NOW THAT THE BUFFALO'S GONE

By

Pub Date: Nov. 1st, 1982
Publisher: Knopf

A blandly readable review of Indian concerns, complementary to The Indian Heritage of America and other Josephy histories, that attempts to answer the contemporary puzzler: ""What do Indians want anyway?"" As Josephy tells it, they have always wanted pretty much the same thing: the right to live according to their own lights in harmony with the earth. That has not been easy to do, thanks to European interlopers and the US government's various policies of assimilation, neglect, harrassment, and ""termination."" Josephy chronicles the struggles of some specific nations as typical examples: the Seminoles' effort to maintain their tribal identity against Spanish, French, English, and American cultural duress; the Senecas' losing battle to hang onto their land; the Nevada Paiutes' claim to their lost water rights; and the encouraging fight of Washington state's Puyallups, Nisquallies, and Muckleshoots for their fishing rights.
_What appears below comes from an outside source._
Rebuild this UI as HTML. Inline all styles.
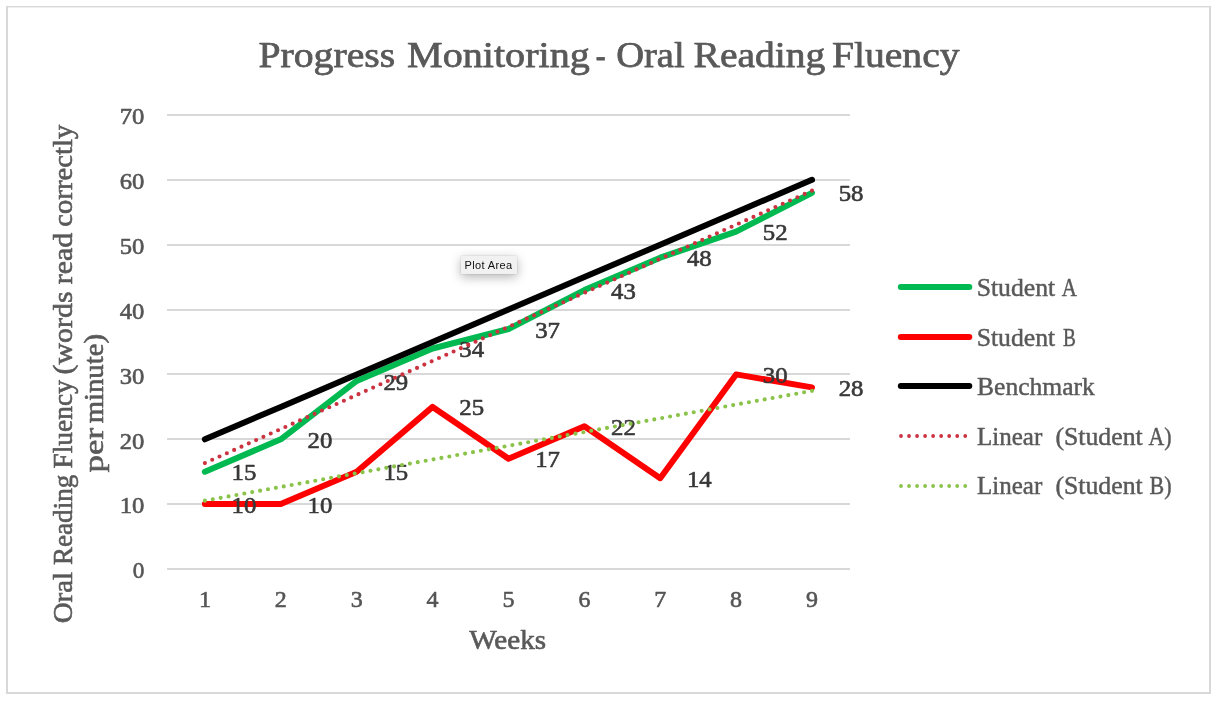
<!DOCTYPE html>
<html lang="en"><head><meta charset="utf-8"><title>Progress Monitoring - Oral Reading Fluency</title>
<style>html,body{margin:0;padding:0;background:#fff;}body{width:1218px;height:701px;overflow:hidden;position:relative;}svg{display:block;position:absolute;left:0;top:0;}text{font-family:"Liberation Serif","DejaVu Serif",serif;}
text{stroke-linejoin:round;}.ax{fill:#555;stroke:#555;stroke-width:.6px;font-size:24px;}.dl{fill:#383838;stroke:#383838;stroke-width:.62px;font-size:23.9px;}.lg{fill:#595959;stroke:#595959;stroke-width:.45px;font-size:24.5px;}.at{fill:#595959;stroke:#595959;stroke-width:.6px;font-size:27px;}.tt{fill:#595959;stroke:#595959;stroke-width:.75px;font-size:36.4px;}
#tip{position:absolute;left:461px;top:255.5px;width:56px;height:18.5px;background:#f1f1f1;box-shadow:0 3px 11px rgba(0,0,0,.3),0 0 1px rgba(0,0,0,.25);font-family:"Liberation Sans","DejaVu Sans",sans-serif;font-size:11px;line-height:18.5px;color:#101010;text-align:left;padding-left:3.5px;box-sizing:border-box;letter-spacing:.38px;white-space:nowrap;}
</style></head><body>
<svg width="1218" height="701" viewBox="0 0 1218 701">
<rect x="0" y="0" width="1218" height="701" fill="#fff"/>
<rect x="6" y="6" width="1205" height="688" fill="#d8d8d8"/><rect x="8" y="7.4" width="1201" height="684.6" fill="#fff"/>
<rect x="167" y="568" width="683" height="2" fill="#d8d8d8"/>
<rect x="167" y="503" width="683" height="2" fill="#d8d8d8"/>
<rect x="167" y="438" width="683" height="2" fill="#d8d8d8"/>
<rect x="167" y="373" width="683" height="2" fill="#d8d8d8"/>
<rect x="167" y="309" width="683" height="2" fill="#d8d8d8"/>
<rect x="167" y="244" width="683" height="2" fill="#d8d8d8"/>
<rect x="167" y="179" width="683" height="2" fill="#d8d8d8"/>
<rect x="167" y="114" width="683" height="2" fill="#d8d8d8"/>
<text class="ax" x="132.8" y="578" textLength="11.6" lengthAdjust="spacingAndGlyphs">0</text>
<text class="ax" x="119.8" y="513" textLength="24.6" lengthAdjust="spacingAndGlyphs">10</text>
<text class="ax" x="119.8" y="449" textLength="24.6" lengthAdjust="spacingAndGlyphs">20</text>
<text class="ax" x="119.8" y="384" textLength="24.6" lengthAdjust="spacingAndGlyphs">30</text>
<text class="ax" x="119.8" y="319" textLength="24.6" lengthAdjust="spacingAndGlyphs">40</text>
<text class="ax" x="119.8" y="254" textLength="24.6" lengthAdjust="spacingAndGlyphs">50</text>
<text class="ax" x="119.8" y="189" textLength="24.6" lengthAdjust="spacingAndGlyphs">60</text>
<text class="ax" x="119.8" y="124" textLength="24.6" lengthAdjust="spacingAndGlyphs">70</text>
<text class="ax" x="204.9" y="607" text-anchor="middle">1</text>
<text class="ax" x="280.8" y="607" text-anchor="middle">2</text>
<text class="ax" x="356.7" y="607" text-anchor="middle">3</text>
<text class="ax" x="432.6" y="607" text-anchor="middle">4</text>
<text class="ax" x="508.5" y="607" text-anchor="middle">5</text>
<text class="ax" x="584.4" y="607" text-anchor="middle">6</text>
<text class="ax" x="660.2" y="607" text-anchor="middle">7</text>
<text class="ax" x="736.1" y="607" text-anchor="middle">8</text>
<text class="ax" x="812.0" y="607" text-anchor="middle">9</text>
<text class="tt" y="67"><tspan x="258.4" textLength="136.9" lengthAdjust="spacingAndGlyphs">Progress</tspan> <tspan x="407.0" textLength="182.8" lengthAdjust="spacingAndGlyphs">Monitoring</tspan> <tspan x="595.7" textLength="9.9" lengthAdjust="spacingAndGlyphs">-</tspan> <tspan x="616.2" textLength="68.5" lengthAdjust="spacingAndGlyphs">Oral</tspan> <tspan x="693.5" textLength="131.8" lengthAdjust="spacingAndGlyphs">Reading</tspan> <tspan x="832.0" textLength="127.5" lengthAdjust="spacingAndGlyphs">Fluency</tspan></text>
<text class="at" x="469.2" y="649" textLength="77" lengthAdjust="spacingAndGlyphs">Weeks</text>
<text class="at" transform="translate(71.8,0) rotate(-90)"><tspan x="-623.3" textLength="51.4" lengthAdjust="spacingAndGlyphs">Oral</tspan> <tspan x="-565.1" textLength="90.4" lengthAdjust="spacingAndGlyphs">Reading</tspan> <tspan x="-468.6" textLength="88.6" lengthAdjust="spacingAndGlyphs">Fluency</tspan> <tspan x="-374.4" textLength="82.9" lengthAdjust="spacingAndGlyphs">(words</tspan> <tspan x="-284.3" textLength="51.4" lengthAdjust="spacingAndGlyphs">read</tspan> <tspan x="-226.8" textLength="102.2" lengthAdjust="spacingAndGlyphs">correctly</tspan></text>
<text class="at" transform="translate(102.6,0) rotate(-90)"><tspan x="-472.4" textLength="44.4" lengthAdjust="spacingAndGlyphs">per</tspan> <tspan x="-423.3" textLength="89.3" lengthAdjust="spacingAndGlyphs">minute)</tspan></text>
<polyline points="204.9,471.7 280.8,439.3 356.7,380.9 432.6,348.5 508.5,329.0 584.4,290.1 660.2,257.7 736.1,231.7 812.0,192.8" fill="none" stroke="#00b950" stroke-width="6" stroke-linecap="round" stroke-linejoin="round"/>
<polyline points="204.9,504.1 280.8,504.1 356.7,471.7 432.6,406.9 508.5,458.7 584.4,426.3 660.2,478.2 736.1,374.4 812.0,387.4" fill="none" stroke="#ff0000" stroke-width="6" stroke-linecap="round" stroke-linejoin="round"/>
<polyline points="204.9,439.3 280.8,406.9 356.7,374.4 432.6,342.0 508.5,309.6 584.4,277.1 660.2,244.7 736.1,212.3 812.0,179.8" fill="none" stroke="#000" stroke-width="6" stroke-linecap="round" stroke-linejoin="round"/>
<text class="dl" x="231.6" y="480.0" textLength="24.8" lengthAdjust="spacingAndGlyphs">15</text>
<text class="dl" x="307.5" y="448.0" textLength="24.8" lengthAdjust="spacingAndGlyphs">20</text>
<text class="dl" x="383.4" y="390.0" textLength="24.8" lengthAdjust="spacingAndGlyphs">29</text>
<text class="dl" x="459.3" y="357.0" textLength="24.8" lengthAdjust="spacingAndGlyphs">34</text>
<text class="dl" x="535.2" y="338.0" textLength="24.8" lengthAdjust="spacingAndGlyphs">37</text>
<text class="dl" x="611.1" y="299.0" textLength="24.8" lengthAdjust="spacingAndGlyphs">43</text>
<text class="dl" x="686.9" y="266.0" textLength="24.8" lengthAdjust="spacingAndGlyphs">48</text>
<text class="dl" x="762.8" y="240.0" textLength="24.8" lengthAdjust="spacingAndGlyphs">52</text>
<text class="dl" x="838.7" y="201.0" textLength="24.8" lengthAdjust="spacingAndGlyphs">58</text>
<text class="dl" x="231.6" y="513.0" textLength="24.8" lengthAdjust="spacingAndGlyphs">10</text>
<text class="dl" x="307.5" y="513.0" textLength="24.8" lengthAdjust="spacingAndGlyphs">10</text>
<text class="dl" x="383.4" y="480.0" textLength="24.8" lengthAdjust="spacingAndGlyphs">15</text>
<text class="dl" x="459.3" y="415.0" textLength="24.8" lengthAdjust="spacingAndGlyphs">25</text>
<text class="dl" x="535.2" y="467.0" textLength="24.8" lengthAdjust="spacingAndGlyphs">17</text>
<text class="dl" x="611.1" y="435.0" textLength="24.8" lengthAdjust="spacingAndGlyphs">22</text>
<text class="dl" x="686.9" y="487.0" textLength="24.8" lengthAdjust="spacingAndGlyphs">14</text>
<text class="dl" x="762.8" y="383.0" textLength="24.8" lengthAdjust="spacingAndGlyphs">30</text>
<text class="dl" x="838.7" y="396.0" textLength="24.8" lengthAdjust="spacingAndGlyphs">28</text>
<line x1="204.90" y1="463.06" x2="812.02" y2="190.65" stroke="#cb3340" stroke-width="4.15" stroke-linecap="round" stroke-dasharray="0 8.0170"/>
<line x1="204.90" y1="500.68" x2="812.02" y2="390.85" stroke="#8bc34a" stroke-width="4.15" stroke-linecap="round" stroke-dasharray="0 8.0124"/>
<line x1="900.8" x2="969.3" y1="287.0" y2="287.0" stroke="#00b950" stroke-width="6" stroke-linecap="round"/>
<line x1="900.8" x2="969.3" y1="337.0" y2="337.0" stroke="#ff0000" stroke-width="6" stroke-linecap="round"/>
<line x1="900.8" x2="969.3" y1="386.0" y2="386.0" stroke="#000" stroke-width="6" stroke-linecap="round"/>
<line x1="901" x2="966" y1="436.0" y2="436.0" stroke="#cb3340" stroke-width="3.8" stroke-linecap="round" stroke-dasharray="0 8.03"/>
<line x1="901" x2="966" y1="486.0" y2="486.0" stroke="#8bc34a" stroke-width="3.8" stroke-linecap="round" stroke-dasharray="0 8.03"/>
<text class="lg" y="296"><tspan x="976.7" textLength="78.5" lengthAdjust="spacingAndGlyphs">Student</tspan> <tspan x="1061.8" textLength="15.1" lengthAdjust="spacingAndGlyphs">A</tspan></text>
<text class="lg" y="346"><tspan x="976.7" textLength="78.5" lengthAdjust="spacingAndGlyphs">Student</tspan> <tspan x="1063.1" textLength="12.9" lengthAdjust="spacingAndGlyphs">B</tspan></text>
<text class="lg" y="395"><tspan x="977.0" textLength="117.8" lengthAdjust="spacingAndGlyphs">Benchmark</tspan></text>
<text class="lg" y="445"><tspan x="977.0" textLength="65.3" lengthAdjust="spacingAndGlyphs">Linear</tspan> <tspan x="1055.4" textLength="87.3" lengthAdjust="spacingAndGlyphs">(Student</tspan> <tspan x="1148.6" textLength="23.0" lengthAdjust="spacingAndGlyphs">A)</tspan></text>
<text class="lg" y="494"><tspan x="977.0" textLength="65.3" lengthAdjust="spacingAndGlyphs">Linear</tspan> <tspan x="1055.4" textLength="87.3" lengthAdjust="spacingAndGlyphs">(Student</tspan> <tspan x="1149.6" textLength="22.0" lengthAdjust="spacingAndGlyphs">B)</tspan></text>
</svg>
<div id="tip">Plot Area</div>
</body></html>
Reaching back to the Puritans' grisly attempt to exterminate the Pequods, Josephy analyzes the racial stereotypes and ""moral"" justifications for genocide which still haunt the thinking of white Americans. The same notions--backed by federal and state power--rise again in 1972 to oppose the rising Sioux and the American Indian Movement at Wounded Knee. These are important events, but in outlining so much historical outrage, Josephy can be disturbingly mealy-mouthed; whites who kidnapped and enslaved Indian leaders in the colonies are described as ""officious"" and the extermination of AIM leaders after Wounded Knee is barely sketched. Finally, Josephy's long history of Indian resistance breaks down into a brief, vague account of ""various ways"" of ""trying to establish other hallmarks of self-determination."" Some valuable, accessible history, nonetheless--and more between the lines.